### Challenge
Lines containing the string "this" are to be counted; report only how many there are.

============================================================

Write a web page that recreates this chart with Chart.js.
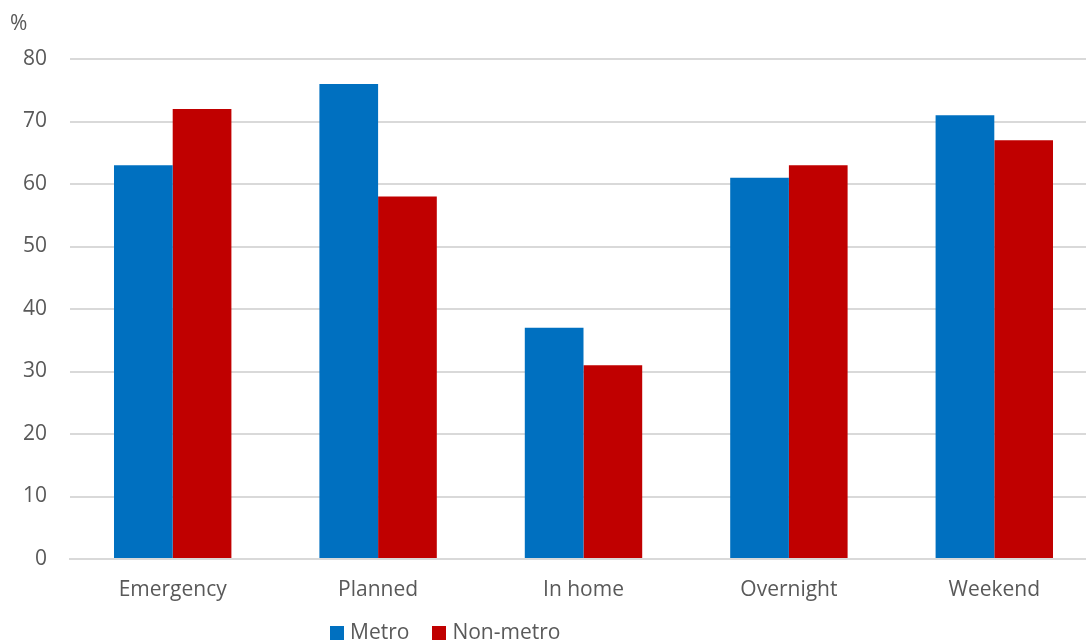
<!DOCTYPE html>
<html>
<head>
<meta charset="utf-8">
<script src="https://cdn.jsdelivr.net/npm/chart.js@4"></script>
<style>
  html, body { margin:0; padding:0; overflow:hidden; background:#fff; width:1086px; height:641px; }
  #wrap { position:absolute; left:0; top:0; width:1110px; height:641px; }
  #unit { position:absolute; left:10px; top:8px; font:21px "Open Sans", sans-serif; color:#595959; }
  #legend { position:absolute; left:330px; top:617px; font:21px "Open Sans", sans-serif; color:#595959; display:flex; white-space:nowrap; }
  #legend .item { display:flex; align-items:center; margin-right:23px; }
  #legend .box { width:14px; height:14px; margin-right:6px; margin-top:3px; }
</style>
</head>
<body>
<div id="wrap"><canvas id="c" width="1110" height="641"></canvas></div>
<div id="unit">%</div>
<div id="legend"></div>
<script>
const categories = ["Emergency", "Planned", "In home", "Overnight", "Weekend"];
const metro = [63, 76, 37, 61, 71];
const nonMetro = [72, 58, 31, 63, 67];
const seriesNames = ["Metro", "Non-metro"];
const seriesColors = ["#0070C0", "#C00000"];
const yTicks = [0, 10, 20, 30, 40, 50, 60, 70, 80];

const font = { family: "'Open Sans', sans-serif", size: 21 };

new Chart(document.getElementById('c'), {
  type: 'bar',
  data: {
    labels: categories,
    datasets: [
      { label: seriesNames[0], data: metro, backgroundColor: seriesColors[0], categoryPercentage: 0.5716, barPercentage: 1 },
      { label: seriesNames[1], data: nonMetro, backgroundColor: seriesColors[1], categoryPercentage: 0.5716, barPercentage: 1 }
    ]
  },
  options: {
    responsive: false,
    animation: false,
    layout: { padding: { top: 59, right: 13, left: 0, bottom: 0 } },
    plugins: { legend: { display: false }, tooltip: { enabled: false } },
    scales: {
      x: {
        grid: { display: false, drawTicks: false },
        border: { display: true, color: '#D9D9D9', width: 2 },
        ticks: { color: '#595959', font: font, padding: 18, maxRotation: 0 },
        afterFit(s) { s.height = 82; }
      },
      y: {
        min: 0, max: 80,
        afterBuildTicks(s) { s.ticks = yTicks.map(v => ({ value: v })); },
        grid: { color: '#D9D9D9', lineWidth: 2, drawTicks: false },
        border: { display: false },
        ticks: { color: '#595959', font: font, padding: 23 },
        afterFit(s) { s.width = 70; }
      }
    }
  }
});

const leg = document.getElementById('legend');
seriesNames.forEach((n, i) => {
  const it = document.createElement('div'); it.className = 'item';
  const b = document.createElement('div'); b.className = 'box'; b.style.background = seriesColors[i];
  const t = document.createElement('span'); t.textContent = n;
  it.appendChild(b); it.appendChild(t); leg.appendChild(it);
});
</script>
</body>
</html>
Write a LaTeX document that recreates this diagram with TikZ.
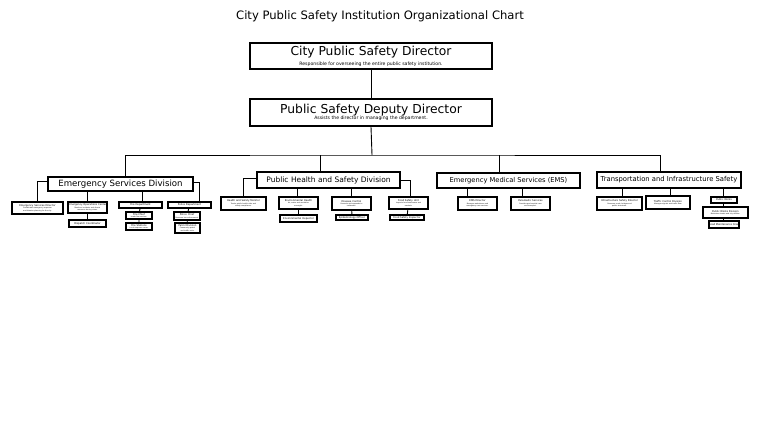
\documentclass[tikz,border=0pt]{standalone}
\usepackage{fontspec}
\setmainfont{DejaVu Sans}
\usepackage{tikz}
\newcommand{\boxttl}{\fontsize{2.5}{2.9}\selectfont}
\newcommand{\boxdsc}{\fontsize{1.7}{2.3}\selectfont}

\begin{document}
\begin{tikzpicture}[x=1pt,y=-1pt,
  topbox/.style={draw,line width=1.7pt,fill=white,inner sep=0pt,align=center,font=\fontsize{4.6}{5}\selectfont},
  divbox/.style={draw,line width=1.6pt,fill=white,inner sep=0pt},
  unitbox/.style={draw,line width=1.5pt,fill=white,inner sep=0pt,align=center,font=\boxdsc},
  link/.style={line width=0.9pt}]

 \useasboundingbox (0,0) rectangle (768,431);
 \node (title) at (380,16) {\fontsize{11.6}{13}\selectfont City Public Safety Institution Organizational Chart};

 \node[topbox,minimum width=242,minimum height=26] (director) at (371,56)
   {{\fontsize{12.3}{11}\selectfont City Public Safety Director}\\[3pt]Responsible for overseeing the entire public safety institution.};
 \node[topbox,minimum width=242,minimum height=27] (deputy) at (371,112.5)
   {{\fontsize{12.3}{9}\selectfont Public Safety Deputy Director}\\[-1.5pt]Assists the director in managing the department.};

 \node[divbox,minimum width=145,minimum height=14,font=\fontsize{8.6}{9}\selectfont] (esd) at (120.5,184) {Emergency Services Division};
 \node[divbox,minimum width=143,minimum height=16,font=\fontsize{7.5}{9}\selectfont] (phs) at (328.5,180) {Public Health and Safety Division};
 \node[divbox,minimum width=143,minimum height=15,font=\fontsize{6.7}{9}\selectfont] (ems) at (508.5,180.5) {Emergency Medical Services (EMS)};
 \node[divbox,minimum width=144,minimum height=16,font=\fontsize{6.8}{9}\selectfont] (tis) at (669,180) {Transportation and Infrastructure Safety};

 \coordinate (bus) at (372,155);
 \draw[link] (director) -- (deputy);
 \draw[link] (deputy.south) -- (bus);
 \draw[link] ([xshift=4.5]esd.north) |- (bus) -| ([xshift=-9]tis.north);
 \draw[link] ([xshift=-8.5]phs.north) -- ([xshift=-8.5]phs.north |- bus);
 \draw[link] ([xshift=-9.5]ems.north) -- ([xshift=-9.5]ems.north |- bus);

 % emergency services
 \node[unitbox,minimum width=51,minimum height=12] (esdA) at (37.5,208)
   {{\boxttl Emergency Services Director}\\Coordinates emergency response\\and disaster planning for the city.};
 \node[unitbox,minimum width=39,minimum height=11] (esdB) at (87.5,207.5)
   {{\boxttl Emergency Operations Center}\\Monitors incidents and directs\\resources during crises.};
 \node[unitbox,minimum width=37,minimum height=7] (esdBa) at (87.5,223.5) {\boxttl Dispatch Coordinator};
 \node[unitbox,minimum width=43,minimum height=6] (esdC) at (140.5,205) {\boxttl Fire Department};
 \node[unitbox,minimum width=26,minimum height=7] (esdCa) at (139,215.5) {{\boxttl Fire Chief}\\Leads fire services.};
 \node[unitbox,minimum width=26,minimum height=7] (esdCb) at (139,226.5) {{\boxttl Fire Stations}\\Local response crews.};
 \node[unitbox,minimum width=43,minimum height=6] (esdD) at (189.5,205) {\boxttl Police Department};
 \node[unitbox,minimum width=26,minimum height=8] (esdDa) at (187,216) {{\boxttl Police Chief}\\Oversees law enforcement.};
 \node[unitbox,minimum width=25,minimum height=10] (esdDb) at (187.5,228) {{\boxttl Patrol Division}\\Community patrol\\and traffic units.};

 \draw[link] ([yshift=2.5]esd.west) -| (esdA.north);
 \draw[link] (esdB.north) -- (esdB.north |- esd.south);
 \draw[link] ([xshift=1.5]esdC.north) -- ([xshift=1.5]esdC.north |- esd.south);
 \draw[link] ([yshift=1.5]esd.east) -| ([xshift=9.5]esdD.north);
 \draw[link] (esdB) -- (esdBa);
 \draw[link] (esdC) -- (esdCa) -- (esdCb);
 \draw[link] (esdD) -- (esdDa) -- (esdDb);

 % public health
 \node[unitbox,minimum width=45,minimum height=13] (phsA) at (243.5,203.5)
   {{\boxttl Health and Safety Monitor}\\Tracks public health risks and\\safety compliance.};
 \node[unitbox,minimum width=39,minimum height=12] (phsB) at (298.5,203)
   {{\boxttl Environmental Health}\\Air, water and sanitation\\oversight.};
 \node[unitbox,minimum width=37,minimum height=7] (phsBa) at (298.5,218.5) {\boxttl Environmental Inspector};
 \node[unitbox,minimum width=39,minimum height=13] (phsC) at (351.5,203.5)
   {{\boxttl Disease Control}\\Prevents and responds to\\outbreaks.};
 \node[unitbox,minimum width=32,minimum height=5] (phsCa) at (352,217.5) {\boxttl Epidemiology Officer};
 \node[unitbox,minimum width=39,minimum height=12] (phsD) at (408.5,203)
   {{\boxttl Food Safety Unit}\\Inspects food businesses and\\markets.};
 \node[unitbox,minimum width=34,minimum height=5] (phsDa) at (407,217.5) {\boxttl Food Safety Inspector};

 \draw[link] ([yshift=2]phs.west) -| (phsA.north);
 \draw[link] ([xshift=-1.5]phsB.north) -- ([xshift=-1.5]phsB.north |- phs.south);
 \draw[link] (phsC.north) -- (phsC.north |- phs.south);
 \draw[link] (phs.east) -| ([xshift=1.5]phsD.north);
 \draw[link] (phsB) -- (phsBa);
 \draw[link] (phsC) -- (phsCa);
 \draw[link] (phsD) -- (phsDa);

 % ems
 \node[unitbox,minimum width=39,minimum height=13] (emsA) at (477.5,203.5)
   {{\boxttl EMS Director}\\Manages ambulance and\\emergency care services.};
 \node[unitbox,minimum width=39,minimum height=13] (emsB) at (530.5,203.5)
   {{\boxttl Paramedic Services}\\Provides pre-hospital care\\and transport.};
 \draw[link] ([xshift=-10.5]emsA.north) -- ([xshift=-10.5]emsA.north |- ems.south);
 \draw[link] ([xshift=-8.5]emsB.north) -- ([xshift=-8.5]emsB.north |- ems.south);

 % transportation
 \node[unitbox,minimum width=45,minimum height=13] (tisA) at (619.5,203.5)
   {{\boxttl Infrastructure Safety Director}\\Oversees roads, bridges and\\public structures.};
 \node[unitbox,minimum width=44,minimum height=13] (tisB) at (668,202.5)
   {{\boxttl Traffic Control Division}\\Manages signals and traffic flow.};
 \node[unitbox,minimum width=26,minimum height=6] (tisC) at (724,200) {\boxttl Public Works};
 \node[unitbox,minimum width=45,minimum height=11] (tisCa) at (725.5,212.5)
   {{\boxttl Public Works Division}\\Maintains streets and city utilities.};
 \node[unitbox,minimum width=26,minimum height=7] (tisCb) at (724,224.5) {\boxttl Road Maintenance Crew};

 \draw[link] ([xshift=2.5]tisA.north) -- ([xshift=2.5]tisA.north |- tis.south);
 \draw[link] ([xshift=2]tisB.north) -- ([xshift=2]tisB.north |- tis.south);
 \draw[link] ([xshift=-1]tisC.north) -- ([xshift=-1]tisC.north |- tis.south);
 \draw[link] ([xshift=-1]tisC.south) -- ([xshift=-2.5]tisCa.north);
 \draw[link] ([xshift=-2.5]tisCa.south) -- ([xshift=-1]tisCb.north);
\end{tikzpicture}
\end{document}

============================================================

### Answer to the task
2